In situ Raman spectroscopy and confocal microscopy of 2.5-billion-year-old fossil microorganisms: viable nondestructive techniques for the study of returned Martian samples
Abstract:This study presents the discovery of two sets of Archean fossil microorganisms (microfossils) and describes how such a study can be an analogue for a potential Martian sample return mission like that proposed as a follow up to the Mars 2020 mission. Microfossils are not easily preserved and their simple morphologies (made less distinct by taphonomy and diagenesis) can be confused with nonbiological structures. Thus, several lines of evidence are required for a biological interpretation of such remains. Despite this limitation, microfossils represent the most direct and easily illustrated evidence of life, and this will also be true of any microfossils that might be found on Mars. Martian sample return will provide the first chance to apply a full suite of analytical techniques to the study of possible Martian microfossils. Because such precious samples would be of limited quantity, this suite must include nondestructive techniques that are performed in situ and at a micron-scale.

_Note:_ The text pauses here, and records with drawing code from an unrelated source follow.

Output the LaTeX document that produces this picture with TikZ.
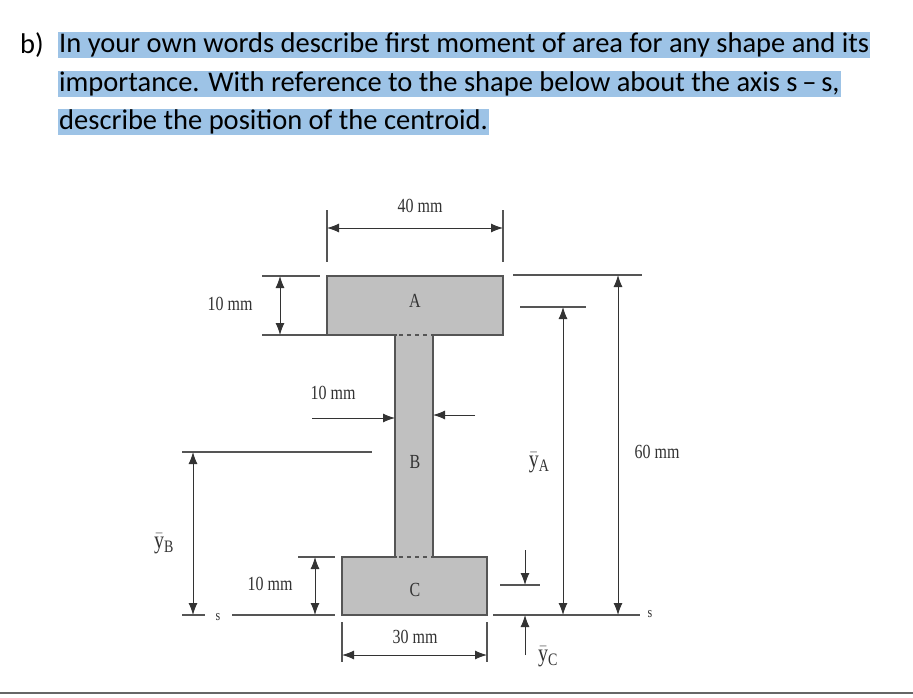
\documentclass[tikz,border=0pt]{standalone}
\usepackage{fontspec}
\setmainfont{Liberation Serif}
\newfontfamily\calib{Carlito}
\usetikzlibrary{arrows.meta}
\definecolor{hl}{HTML}{9DC3E6}
\definecolor{fillg}{HTML}{C0C0C0}
\definecolor{lineg}{HTML}{555555}
\tikzset{
  part/.style={draw=lineg,fill=fillg,line width=1.4pt},
  ext/.style={draw=lineg,line width=1.2pt},
  dim/.style={draw=black!80,line width=1pt,-{Latex[length=12pt,width=9pt]}},
  dimd/.style={draw=black!80,line width=1pt,{Latex[length=12pt,width=9pt]}-{Latex[length=12pt,width=9pt]}},
  lab/.style={font=\fontsize{20}{20}\selectfont,xscale=0.8,text=black!80,inner sep=1pt},
  ylab/.style={font=\fontsize{25}{25}\selectfont,xscale=0.8,text=black!80,inner sep=1pt},
  qline/.style={fill=hl,inner sep=1pt,anchor=west,font=\calib\fontsize{28.5}{30}\selectfont}
}
\begin{document}
\begin{tikzpicture}[x=1pt,y=-1pt]
\useasboundingbox (0,0) rectangle (913,698);
\fill[white] (0,0) rectangle (913,698);
% question text
\node[anchor=west,font=\calib\fontsize{28.5}{30}\selectfont,inner sep=0] (b) at (20,45) {b)};
\node[qline] (q1) at (58,45) {In your own words describe first moment of area for any shape and its};
\node[qline] (q2) at (58,84) {importance. With reference to the shape below about the axis s\,–\,s,};
\node[qline] (q3) at (58,122) {describe the position of the centroid.};
\draw[black!60,line width=2pt] (0,693) -- (913,693);
% shapes
\draw[part] (327,276) rectangle (503,335);
\draw[part] (395,335) rectangle (433,557);
\draw[part] (342,557) rectangle (487,615);
\draw[fillg,line width=1.6pt] (397,335) -- (431,335) (397,557) -- (431,557);
\draw[lineg,line width=1.2pt,dash pattern=on 4pt off 4pt] (399,335) -- (430,335) (399,557) -- (430,557);
\node[lab] (A) at (415,301) {A};
\node[lab] (B) at (415,462) {B};
\node[lab] (C) at (415,590) {C};
% 40 mm
\coordinate (t1) at (327,228); \coordinate (t2) at (503,228);
\draw[ext] (327,210) -- (327,262) (503,210) -- (503,262);
\draw[dimd] (t1) -- (t2);
\node[lab] (l40) at (420,206) {40 mm};
% 10 mm top
\draw[ext] (262,276) -- (320,276) (262,335) -- (327,335);
\coordinate (a1) at (280,276); \coordinate (a2) at (280,335);
\draw[dimd] (a1) -- (a2);
\node[lab] (l10a) at (230,304) {10 mm};
% 10 mm web
\coordinate (w1) at (312,418); \coordinate (w1e) at (395,418);
\coordinate (w2) at (475,415); \coordinate (w2e) at (433,415);
\draw[dim] (w1) -- (w1e);
\draw[dim] (w2) -- (w2e);
\node[lab] (l10b) at (333,393) {10 mm};
% yB
\draw[ext] (182,452) -- (372,452);
\coordinate (yb1) at (193,452); \coordinate (yb2) at (193,615);
\draw[dimd] (yb1) -- (yb2);
\node[ylab] (lyb) at (164,544) {$\bar{\mathrm{y}}_{\mathrm{B}}$};
% s axis
\draw[ext] (182,615) -- (205,615) (232,615) -- (335,615);
\node[lab,font=\fontsize{15}{15}\selectfont] (s1) at (218,617) {s};
\draw[ext] (493,615) -- (640,615);
\node[lab,font=\fontsize{15}{15}\selectfont] (s2) at (650,614) {s};
% 10 mm bottom
\draw[ext] (298,557) -- (335,557);
\coordinate (c1) at (315,557); \coordinate (c2) at (315,615);
\draw[dimd] (c1) -- (c2);
\node[lab] (l10c) at (270,584) {10 mm};
% 30 mm
\draw[ext] (342,622) -- (342,662) (487,622) -- (487,662);
\coordinate (m1) at (342,655); \coordinate (m2) at (487,655);
\draw[dimd] (m1) -- (m2);
\node[lab] (l30) at (415,637) {30 mm};
% right side
\draw[ext] (513,275) -- (642,275);
\draw[ext] (520,307) -- (586,307);
\coordinate (ya1) at (563,307); \coordinate (ya2) at (563,615);
\draw[dimd] (ya1) -- (ya2);
\coordinate (h1) at (618,275); \coordinate (h2) at (618,615);
\draw[dimd] (h1) -- (h2);
\node[lab] (l60) at (657,452) {60 mm};
\node[ylab] (lya) at (539,463) {$\bar{\mathrm{y}}_{\mathrm{A}}$};
\draw[ext] (500,585) -- (540,585);
\coordinate (yc1) at (525,550); \coordinate (yc1e) at (525,585);
\coordinate (yc2) at (525,655); \coordinate (yc2e) at (525,615);
\draw[dim] (yc1) -- (yc1e);
\draw[dim] (yc2) -- (yc2e);
\node[ylab] (lyc) at (548,657) {$\bar{\mathrm{y}}_{\mathrm{C}}$};
\end{tikzpicture}
\end{document}
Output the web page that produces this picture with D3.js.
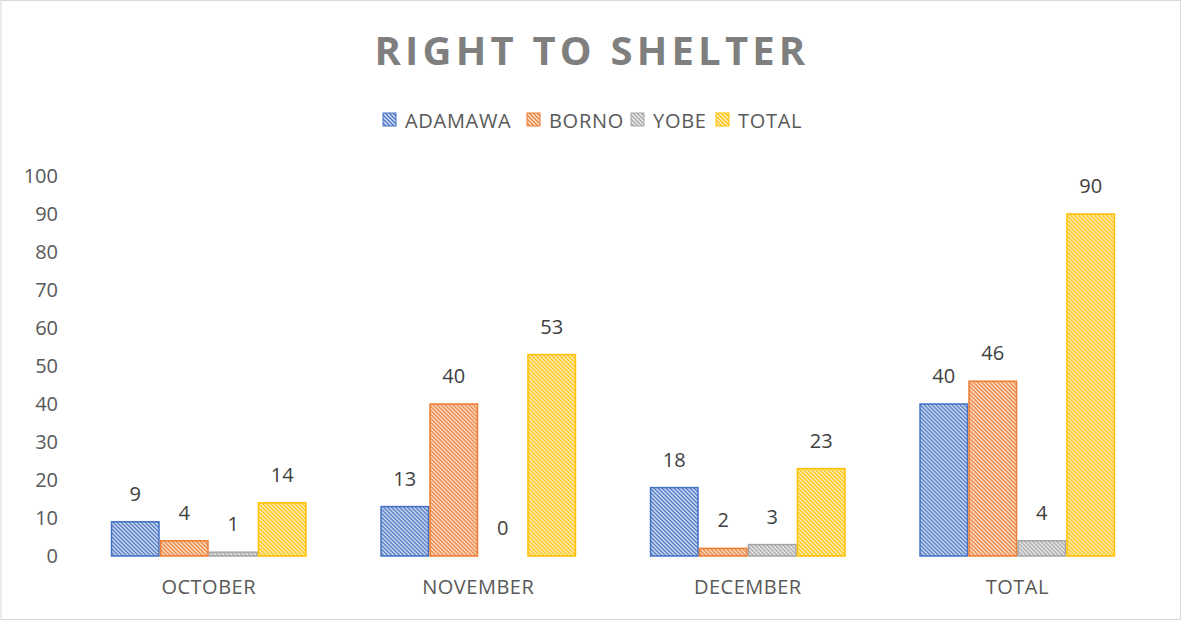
<!DOCTYPE html>
<html>
<head>
<meta charset="utf-8">
<script src="https://cdn.jsdelivr.net/npm/d3@7"></script>
<style>
  body { margin: 0; background: #fff; }
  text { font-family: "Open Sans", "Noto Sans", sans-serif; }
</style>
</head>
<body>
<div id="chart"></div>
<script>
// chart data
const categories = ['OCTOBER', 'NOVEMBER', 'DECEMBER', 'TOTAL'];
const seriesNames = ['ADAMAWA', 'BORNO', 'YOBE', 'TOTAL'];
const adamawa = [9, 13, 18, 40];
const borno = [4, 40, 2, 46];
const yobe = [1, 0, 3, 4];
const total = [14, 53, 23, 90];
const yTicks = [0, 10, 20, 30, 40, 50, 60, 70, 80, 90, 100];

const seriesValues = [adamawa, borno, yobe, total];
const lineColors = ['#4472C4', '#ED7D31', '#A5A5A5', '#FFC000'];
const tintColors = ['#DAE3F3', '#FBE5D6', '#EDEDED', '#FFF2CC'];

const width = 1181, height = 621;
const svg = d3.select('#chart').append('svg')
  .attr('width', width)
  .attr('height', height);

svg.append('rect')
  .attr('x', 1).attr('y', 0.5)
  .attr('width', width - 1.5).attr('height', height - 2)
  .style('fill', 'white')
  .style('stroke', '#d9d9d9');

// hatch patterns, one per series
let defs = svg.append('defs');
seriesNames.forEach(function(name, i) {
  let p = defs.append('pattern')
    .attr('id', 'hatch' + i)
    .attr('patternUnits', 'userSpaceOnUse')
    .attr('width', 4).attr('height', 4);
  p.append('rect').attr('width', 4).attr('height', 4).style('fill', tintColors[i]);
  p.append('path')
    .attr('d', 'M-1,3 l2,2 M0,0 l4,4 M3,-1 l2,2')
    .style('stroke', lineColors[i])
    .style('stroke-width', 1.3);
});

let x = d3.scaleBand()
  .domain(categories)
  .range([74, 1152])
  .paddingInner(0.273)
  .paddingOuter(0.1365);

let xInner = d3.scaleBand()
  .domain(d3.range(seriesNames.length))
  .range([0, x.bandwidth()]);

let y = d3.scaleLinear()
  .domain([0, 100])
  .range([556, 176]);

// title
svg.append('text')
  .attr('x', 592).attr('y', 65)
  .attr('text-anchor', 'middle')
  .style('font-size', '40px')
  .style('font-weight', 'bold')
  .style('letter-spacing', '4.2px')
  .style('fill', '#7f7f7f')
  .text('RIGHT TO SHELTER');

// legend
let legendX = [383, 527, 631, 716];
let legend = svg.append('g');
seriesNames.forEach(function(name, i) {
  legend.append('rect')
    .attr('x', legendX[i]).attr('y', 113)
    .attr('width', 13).attr('height', 13)
    .style('fill', 'url(#hatch' + i + ')')
    .style('stroke', lineColors[i]);
  legend.append('text')
    .attr('x', legendX[i] + 22).attr('y', 128)
    .style('font-size', '20px')
    .style('letter-spacing', '0.7px')
    .style('fill', '#595959')
    .text(name);
});

// y axis labels
let yAxis = d3.axisLeft(y).tickValues(yTicks).tickSize(0).tickPadding(0);
let yg = svg.append('g').attr('transform', 'translate(58,0)').call(yAxis);
yg.select('.domain').remove();
yg.selectAll('text')
  .style('font-size', '20px')
  .style('fill', '#595959')
  .style('font-family', '"Open Sans", sans-serif');

// x axis labels
let xAxis = d3.axisBottom(x).tickSize(0).tickPadding(0);
let xg = svg.append('g').attr('transform', 'translate(0,580)').call(xAxis);
xg.select('.domain').remove();
xg.selectAll('text')
  .style('font-size', '20px')
  .style('letter-spacing', '0.5px')
  .style('fill', '#595959')
  .style('font-family', '"Open Sans", sans-serif');

// bars
let groups = svg.selectAll('g.cat')
  .data(categories)
  .enter()
  .append('g')
  .attr('class', 'cat')
  .attr('transform', function(d) { return 'translate(' + x(d) + ',0)'; });

groups.selectAll('rect')
  .data(function(d, ci) { return seriesValues.map(function(s, si) { return {si: si, v: s[ci]}; }); })
  .enter()
  .append('rect')
  .attr('x', function(d) { return xInner(d.si) + 0.75; })
  .attr('y', function(d) { return y(d.v); })
  .attr('width', xInner.bandwidth() - 1.5)
  .attr('height', function(d) { return y(0) - y(d.v); })
  .style('fill', function(d) { return 'url(#hatch' + d.si + ')'; })
  .style('stroke', function(d) { return lineColors[d.si]; })
  .style('stroke-width', 1.5);

groups.selectAll('text.val')
  .data(function(d, ci) { return seriesValues.map(function(s, si) { return {si: si, v: s[ci]}; }); })
  .enter()
  .append('text')
  .attr('class', 'val')
  .attr('x', function(d) { return xInner(d.si) + xInner.bandwidth() / 2; })
  .attr('y', function(d) { return y(d.v) - 21; })
  .attr('text-anchor', 'middle')
  .style('font-size', '20px')
  .style('fill', '#404040')
  .text(function(d) { return d.v; });
</script>
</body>
</html>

The samples studied here were collected from two chert units within the Gamohaan Formation of the Kaapvaal Craton of South Africa. One set was collected from the Tsineng Member near the top of the formation and contains fossils of mat-forming filamentous microorganisms (~15–20 µm in diameter) that were buried in place. The other set comes from a chert bed stratigraphically lower within the Gamohaan Formation. This bed contains shriveled and somewhat compacted spherical microfossils (~100 µm in diameter) and are interpreted to be the remains of planktonic forms that settled from above. Cherts were collected based on a visual identification of their likelihood to contain microfossils. Optical microscopy was used to locate microstructures of interest within thin sections. The biological nature of these structures is supported by analyses of their three dimensional morphologies by confocal laser scanning microscopy (CLSM) as well as their carbonaceous compositions by Raman spectroscopy. Raman and CLSM are nondestructive techniques that can be used to analyze specimens within rock to the depth of several tens of microns with no special sample preparation. Also, because Raman and CLSM can be used to study modern microorganisms, they are ideal techniques for the study of returned Martian samples that could contain either fossil or living material.